Retype nothing but the lines from the start of the material up to and including the line with "minimum size=73.5pt] (types)". Pictures don't belong in the copy.
..........
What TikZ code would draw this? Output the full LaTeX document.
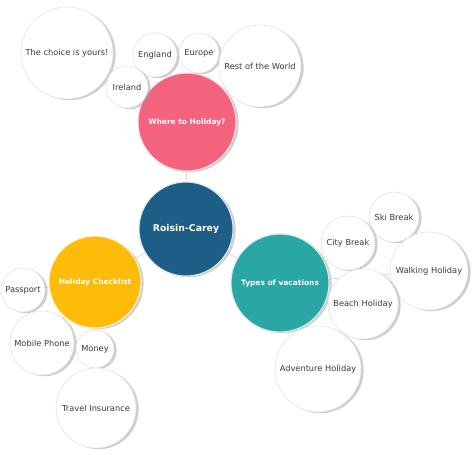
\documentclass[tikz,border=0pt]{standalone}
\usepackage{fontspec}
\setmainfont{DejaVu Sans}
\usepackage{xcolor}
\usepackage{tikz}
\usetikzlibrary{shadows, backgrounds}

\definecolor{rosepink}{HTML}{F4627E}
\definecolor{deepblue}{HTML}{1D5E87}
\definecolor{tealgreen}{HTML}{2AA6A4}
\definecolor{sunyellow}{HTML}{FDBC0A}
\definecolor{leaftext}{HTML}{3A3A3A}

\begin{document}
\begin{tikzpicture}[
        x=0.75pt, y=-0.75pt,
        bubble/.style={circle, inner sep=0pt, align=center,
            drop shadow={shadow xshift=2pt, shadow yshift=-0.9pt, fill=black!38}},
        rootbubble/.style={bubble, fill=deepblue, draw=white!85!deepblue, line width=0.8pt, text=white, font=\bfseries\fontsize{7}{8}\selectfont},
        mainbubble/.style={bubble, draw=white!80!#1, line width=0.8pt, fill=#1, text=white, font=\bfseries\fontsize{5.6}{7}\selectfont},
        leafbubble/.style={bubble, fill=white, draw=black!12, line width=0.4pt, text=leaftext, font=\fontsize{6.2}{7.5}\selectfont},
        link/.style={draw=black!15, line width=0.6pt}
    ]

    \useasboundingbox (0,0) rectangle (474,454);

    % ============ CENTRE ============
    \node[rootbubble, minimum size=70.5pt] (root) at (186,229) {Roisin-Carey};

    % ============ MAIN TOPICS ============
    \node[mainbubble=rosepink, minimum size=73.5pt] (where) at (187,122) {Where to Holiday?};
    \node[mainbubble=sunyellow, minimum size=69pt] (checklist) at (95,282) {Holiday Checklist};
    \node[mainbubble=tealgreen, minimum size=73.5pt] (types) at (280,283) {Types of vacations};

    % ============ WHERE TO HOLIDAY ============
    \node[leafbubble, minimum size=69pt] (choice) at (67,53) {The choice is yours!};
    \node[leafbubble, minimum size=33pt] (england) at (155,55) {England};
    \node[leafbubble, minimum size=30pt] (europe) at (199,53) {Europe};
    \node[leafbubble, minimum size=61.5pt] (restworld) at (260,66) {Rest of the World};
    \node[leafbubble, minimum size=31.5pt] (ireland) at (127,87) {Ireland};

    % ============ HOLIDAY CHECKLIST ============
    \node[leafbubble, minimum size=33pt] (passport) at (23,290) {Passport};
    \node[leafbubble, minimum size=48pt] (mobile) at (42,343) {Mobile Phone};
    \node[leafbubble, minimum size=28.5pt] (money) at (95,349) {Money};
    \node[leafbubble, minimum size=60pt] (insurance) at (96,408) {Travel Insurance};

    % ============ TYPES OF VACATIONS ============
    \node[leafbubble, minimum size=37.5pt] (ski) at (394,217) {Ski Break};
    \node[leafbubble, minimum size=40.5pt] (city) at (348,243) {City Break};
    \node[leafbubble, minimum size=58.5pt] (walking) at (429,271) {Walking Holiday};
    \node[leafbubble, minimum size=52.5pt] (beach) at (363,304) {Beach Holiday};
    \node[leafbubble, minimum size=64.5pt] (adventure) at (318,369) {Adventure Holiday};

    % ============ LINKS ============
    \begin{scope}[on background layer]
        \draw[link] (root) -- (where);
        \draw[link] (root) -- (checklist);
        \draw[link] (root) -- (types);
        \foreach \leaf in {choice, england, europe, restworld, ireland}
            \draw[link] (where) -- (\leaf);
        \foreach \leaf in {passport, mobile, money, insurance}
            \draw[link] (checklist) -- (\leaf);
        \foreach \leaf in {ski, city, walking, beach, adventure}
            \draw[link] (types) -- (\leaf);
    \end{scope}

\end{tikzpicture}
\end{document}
..........
● Response to the task:
What TikZ code would draw this? Output the full LaTeX document.
\documentclass[tikz,border=0pt]{standalone}
\usepackage{fontspec}
\setmainfont{DejaVu Sans}
\usepackage{xcolor}
\usepackage{tikz}
\usetikzlibrary{shadows, backgrounds}

\definecolor{rosepink}{HTML}{F4627E}
\definecolor{deepblue}{HTML}{1D5E87}
\definecolor{tealgreen}{HTML}{2AA6A4}
\definecolor{sunyellow}{HTML}{FDBC0A}
\definecolor{leaftext}{HTML}{3A3A3A}

\begin{document}
\begin{tikzpicture}[
        x=0.75pt, y=-0.75pt,
        bubble/.style={circle, inner sep=0pt, align=center,
            drop shadow={shadow xshift=2pt, shadow yshift=-0.9pt, fill=black!38}},
        rootbubble/.style={bubble, fill=deepblue, draw=white!85!deepblue, line width=0.8pt, text=white, font=\bfseries\fontsize{7}{8}\selectfont},
        mainbubble/.style={bubble, draw=white!80!#1, line width=0.8pt, fill=#1, text=white, font=\bfseries\fontsize{5.6}{7}\selectfont},
        leafbubble/.style={bubble, fill=white, draw=black!12, line width=0.4pt, text=leaftext, font=\fontsize{6.2}{7.5}\selectfont},
        link/.style={draw=black!15, line width=0.6pt}
    ]

    \useasboundingbox (0,0) rectangle (474,454);

    % ============ CENTRE ============
    \node[rootbubble, minimum size=70.5pt] (root) at (186,229) {Roisin-Carey};

    % ============ MAIN TOPICS ============
    \node[mainbubble=rosepink, minimum size=73.5pt] (where) at (187,122) {Where to Holiday?};
    \node[mainbubble=sunyellow, minimum size=69pt] (checklist) at (95,282) {Holiday Checklist};
    \node[mainbubble=tealgreen, minimum size=73.5pt] (types) at (280,283) {Types of vacations};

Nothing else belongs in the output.